Rui's team doesn't just complete the work and leave. They present the results immediately — showing the customer exactly how their operation performed before the visit, and exactly what improved because of it. In one example, a single maintenance visit increased an LPG distributor's production capacity by 20 to 25%.
"In many cases, after just one on-demand visit, customers decide to sign an annual preventive maintenance contract with us, because they can see the results in their own eyes."
This is outcome selling at its most effective. It's not a pitch — it's proof. And it works precisely because MAKEEN has built the digital infrastructure to capture, measure, and communicate that impact in real time.
What Changes for the Frontline — and Why It Matters
Digital transformation is often framed as a leadership challenge. But Rui is refreshingly grounded about where it actually plays out: on the frontline, in the hands of technicians who are working in challenging environments and, frankly, don't want to spend their evenings writing reports.
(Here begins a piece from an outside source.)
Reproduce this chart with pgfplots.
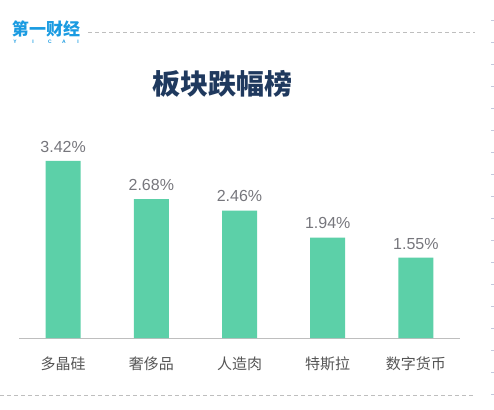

The shift MAKEEN has made is significant. Technicians now have everything they need — tasks, tools, team information, location-based job routing — at their fingertips. Reports are generated almost automatically throughout the day, as a byproduct of how they work rather than an additional burden at the end of it.
"They want to be in action. They don't want to make reports. We know that."
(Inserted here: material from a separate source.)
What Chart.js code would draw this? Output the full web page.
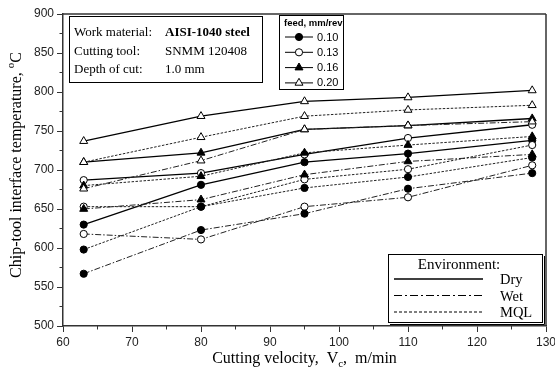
<!DOCTYPE html>
<html>
<head>
<meta charset="utf-8">
<script src="https://cdn.jsdelivr.net/npm/chart.js@4.4.1/dist/chart.umd.min.js"></script>
<style>
  body { margin: 0; background: #fff; }
  canvas { display: block; }
</style>
</head>
<body>
<canvas id="TempChart" width="555" height="372"></canvas>
<script>
// cutting velocity, m/min
var velocity = [63, 80, 95, 110, 128];
var feeds = ['0.10', '0.13', '0.16', '0.20'];
var environments = ['Dry', 'Wet', 'MQL'];

// chip-tool interface temperature, deg C
var dry010 = [630, 681, 710, 721, 738];
var dry013 = [687, 696, 720, 741, 758];
var dry016 = [710, 722, 752, 757, 766];
var dry020 = [737, 769, 788, 793, 802];

var mql010 = [598, 653, 677, 691, 716];
var mql013 = [653, 653, 688, 701, 732];
var mql016 = [680, 692, 722, 732, 743];
var mql020 = [710, 742, 769, 777, 783];

var wet010 = [567, 623, 644, 676, 696];
var wet013 = [618, 611, 653, 665, 706];
var wet016 = [650, 662, 694, 711, 720];
var wet020 = [676, 712, 752, 757, 762];

var serif = '"Liberation Serif", "Times New Roman", serif';
var sans = '"Liberation Sans", Arial, sans-serif';

var markers = {
    '0.10': { pointStyle: 'circle', fill: '#000', radius: 3.6 },
    '0.13': { pointStyle: 'circle', fill: '#fff', radius: 3.6 },
    '0.16': { pointStyle: 'triangle', fill: '#000', radius: 4.6 },
    '0.20': { pointStyle: 'triangle', fill: '#fff', radius: 4.6 }
};
var lineStyles = {
    'Dry': { dash: [], width: 1.3, color: '#000' },
    'Wet': { dash: [6, 2, 1.5, 2], width: 1, color: '#222' },
    'MQL': { dash: [2.5, 1.5], width: 1, color: '#222' }
};

var seriesList = [
    { env: 'Wet', feed: '0.10', values: wet010 },
    { env: 'Wet', feed: '0.13', values: wet013 },
    { env: 'Wet', feed: '0.16', values: wet016 },
    { env: 'Wet', feed: '0.20', values: wet020 },
    { env: 'MQL', feed: '0.10', values: mql010 },
    { env: 'MQL', feed: '0.13', values: mql013 },
    { env: 'MQL', feed: '0.16', values: mql016 },
    { env: 'MQL', feed: '0.20', values: mql020 },
    { env: 'Dry', feed: '0.10', values: dry010 },
    { env: 'Dry', feed: '0.13', values: dry013 },
    { env: 'Dry', feed: '0.16', values: dry016 },
    { env: 'Dry', feed: '0.20', values: dry020 }
];

function BuildDatasets() {
    return seriesList.map(function (s) {
        var m = markers[s.feed], l = lineStyles[s.env];
        return {
            label: s.env + ' ' + s.feed,
            data: velocity.map(function (v, i) { return { x: v, y: s.values[i] }; }),
            borderColor: l.color,
            borderWidth: l.width,
            borderDash: l.dash,
            pointStyle: m.pointStyle,
            pointRadius: m.radius,
            pointBackgroundColor: m.fill,
            pointBorderColor: '#000',
            pointBorderWidth: 1,
            tension: 0,
            fill: false
        };
    });
}

function Line(ctx, x1, y1, x2, y2) {
    ctx.beginPath();
    ctx.moveTo(x1, y1);
    ctx.lineTo(x2, y2);
    ctx.stroke();
}

var decorations = {
    id: 'decorations',
    afterDraw: function (chart) {
        var ctx = chart.ctx, a = chart.chartArea;
        var xs = chart.scales.x, ys = chart.scales.y;
        ctx.save();

        // top and right frame
        ctx.strokeStyle = '#333';
        ctx.lineWidth = 1.5;
        Line(ctx, a.left, a.top, a.right, a.top);
        Line(ctx, a.right, a.top, a.right, a.bottom);

        // minor ticks
        ctx.lineWidth = 1;
        for (var v = 65; v < 130; v += 10) {
            var px = xs.getPixelForValue(v);
            Line(ctx, px, a.bottom, px, a.bottom + 3.5);
        }
        for (var t = 525; t < 900; t += 50) {
            var py = ys.getPixelForValue(t);
            Line(ctx, a.left, py, a.left - 3.5, py);
        }

        // info box
        ctx.fillStyle = '#fff';
        ctx.strokeStyle = '#000';
        ctx.lineWidth = 1;
        ctx.fillRect(69.5, 16.5, 193, 66);
        ctx.strokeRect(69.5, 16.5, 193, 66);
        ctx.fillStyle = '#000';
        ctx.textBaseline = 'alphabetic';
        ctx.textAlign = 'left';
        ctx.font = '13px ' + serif;
        ctx.fillText('Work material:', 74, 36);
        ctx.fillText('Cutting tool:', 74, 55);
        ctx.fillText('Depth of cut:', 74, 73);
        ctx.font = 'bold 13px ' + serif;
        ctx.fillText('AISI-1040 steel', 165, 36);
        ctx.font = '13px ' + serif;
        ctx.fillText('SNMM 120408', 165, 55);
        ctx.fillText('1.0 mm', 165, 73);

        // feed legend
        ctx.fillStyle = '#fff';
        ctx.fillRect(279.5, 15.5, 64, 74);
        ctx.strokeRect(279.5, 15.5, 64, 74);
        ctx.fillStyle = '#000';
        ctx.font = 'bold 9.5px ' + sans;
        ctx.fillText('feed, mm/rev', 284, 26);
        ctx.font = '11px ' + sans;
        ctx.textBaseline = 'middle';
        feeds.forEach(function (f, i) {
            var y = 37 + i * 15.3;
            var m = markers[f];
            ctx.lineWidth = 1;
            ctx.strokeStyle = '#000';
            Line(ctx, 285, y, 313, y);
            ctx.fillStyle = m.fill;
            Chart.helpers.drawPoint(ctx, { pointStyle: m.pointStyle, radius: m.radius, rotation: 0, borderWidth: 1 }, 299, y);
            ctx.fillStyle = '#000';
            ctx.fillText(f, 317, y + 0.5);
        });

        // environment legend
        ctx.fillStyle = '#fff';
        ctx.fillRect(388.5, 254.5, 154, 68);
        ctx.strokeStyle = '#000';
        ctx.lineWidth = 1;
        ctx.strokeRect(388.5, 254.5, 154, 68);
        Line(ctx, 544.5, 256, 544.5, 324.5);
        Line(ctx, 390, 324.5, 544.5, 324.5);
        ctx.fillStyle = '#000';
        ctx.textAlign = 'center';
        ctx.textBaseline = 'alphabetic';
        ctx.font = '15px ' + serif;
        ctx.fillText('Environment:', 459, 269);
        ctx.textAlign = 'left';
        ctx.font = '14.5px ' + serif;
        environments.forEach(function (e, i) {
            var y = 279 + i * 16.5;
            ctx.strokeStyle = '#000';
            ctx.lineWidth = e === 'Dry' ? 1.5 : 1.2;
            ctx.setLineDash(e === 'Wet' ? [8, 3, 2, 3] : (e === 'MQL' ? [3, 2] : []));
            Line(ctx, 394, y, 483, y);
            ctx.setLineDash([]);
            ctx.fillText(e, 500, y + 5);
        });

        // x axis title with subscript
        ctx.fillStyle = '#000';
        ctx.textAlign = 'left';
        ctx.textBaseline = 'alphabetic';
        var big = '16px ' + serif, small = '11px ' + serif;
        var p1 = 'Cutting velocity,  V', p2 = 'c', p3 = ',  m/min';
        ctx.font = big;
        var w1 = ctx.measureText(p1).width, w3 = ctx.measureText(p3).width;
        ctx.font = small;
        var w2 = ctx.measureText(p2).width;
        var x0 = (a.left + a.right) / 2 - (w1 + w2 + w3) / 2;
        var base = 363;
        ctx.font = big;
        ctx.fillText(p1, x0, base);
        ctx.font = small;
        ctx.fillText(p2, x0 + w1, base + 4);
        ctx.font = big;
        ctx.fillText(p3, x0 + w1 + w2, base);

        // y axis title with superscript
        ctx.save();
        ctx.translate(21, 165);
        ctx.rotate(-Math.PI / 2);
        var q1 = 'Chip-tool interface temperature, ', q2 = 'o', q3 = 'C';
        ctx.font = big;
        var v1 = ctx.measureText(q1).width, v3 = ctx.measureText(q3).width;
        ctx.font = small;
        var v2 = ctx.measureText(q2).width;
        var s0 = -(v1 + v2 + v3) / 2;
        ctx.font = big;
        ctx.fillText(q1, s0, 0);
        ctx.font = small;
        ctx.fillText(q2, s0 + v1, -7);
        ctx.font = big;
        ctx.fillText(q3, s0 + v1 + v2, 0);
        ctx.restore();

        ctx.restore();
    }
};

var TempChart = new Chart(document.getElementById('TempChart'), {
    type: 'line',
    data: { datasets: BuildDatasets() },
    options: {
        responsive: false,
        animation: false,
        layout: { padding: { top: 14, right: 9, left: 0, bottom: 0 } },
        plugins: { legend: { display: false }, tooltip: { enabled: false } },
        scales: {
            x: {
                type: 'linear',
                min: 60,
                max: 130,
                ticks: { stepSize: 10, color: '#222', font: { family: sans, size: 12 }, padding: 3, maxRotation: 0 },
                grid: { drawOnChartArea: false, tickLength: 6, color: '#333', lineWidth: 1 },
                border: { color: '#333', width: 1.5 },
                afterFit: function (s) { s.height = 46; s.paddingLeft = 0; s.paddingRight = 0; }
            },
            y: {
                min: 500,
                max: 900,
                ticks: { stepSize: 50, color: '#222', font: { family: sans, size: 12 }, padding: 3 },
                grid: { drawOnChartArea: false, tickLength: 6, color: '#333', lineWidth: 1 },
                border: { color: '#333', width: 1.5 },
                afterFit: function (s) { s.width = 63; s.paddingTop = 0; s.paddingBottom = 0; }
            }
        }
    },
    plugins: [decorations]
});
</script>
</body>
</html>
And it goes beyond motivation. In environments like LPG infrastructure — physically demanding, often remote, not exactly glamorous — attracting the next generation of technicians is a genuine challenge. A modernised, digitally-enabled working environment isn't optional; it's part of the value proposition of the role itself.
The broader point Sarah raises is worth sitting with: the efficiency gains from digitalization shouldn't primarily be measured in headcount reduction. They should be measured in scalability and capacity — how many more customers a technician can serve, how many more high-value interventions become possible when the low-value administrative burden is removed.
The Human Side of Transformation
Rui's closing advice is perhaps the most important — and the most frequently overlooked — insight of the entire conversation.
Technology implementation is the easy part. Getting people to change how they work, when they've been doing it the same way for fifteen or twenty years, is where transformation programmes succeed or fail.
Rui's approach is simple, but requires real commitment: listen first. Visit the sites. Ask technicians what's getting in their way. Put their feedback on a transparent backlog — and follow up on it, even if the answer is "we can't do that yet."
"After they understand they need to change, listen to them. Help them improve their work also."
Sarah adds a dimension that any change leader will recognise: the company's "why" and the individual's "why" are different. A technician in a hazardous environment doesn't need to hear about operational efficiency gains. They need to hear that this change means they spend less time on paperwork and more time on the work they actually find meaningful. Personalising the message to the person, not the programme, is what breaks through.
What This Episode Is Really About
Strip away the technology, and what Rui's story is really about is trust — between a service provider and its customers, between leadership and the frontline, between the promise of transformation and the reality of delivering it.
Data creates the conditions for trust. Transparency makes it visible. Listening sustains it.
For asset leaders navigating the shift toward more sophisticated, outcome-based service models, this episode is a rare opportunity to hear from someone who has actually done it — not in theory, but in the field, at scale, in one of the most demanding infrastructure environments in the industry.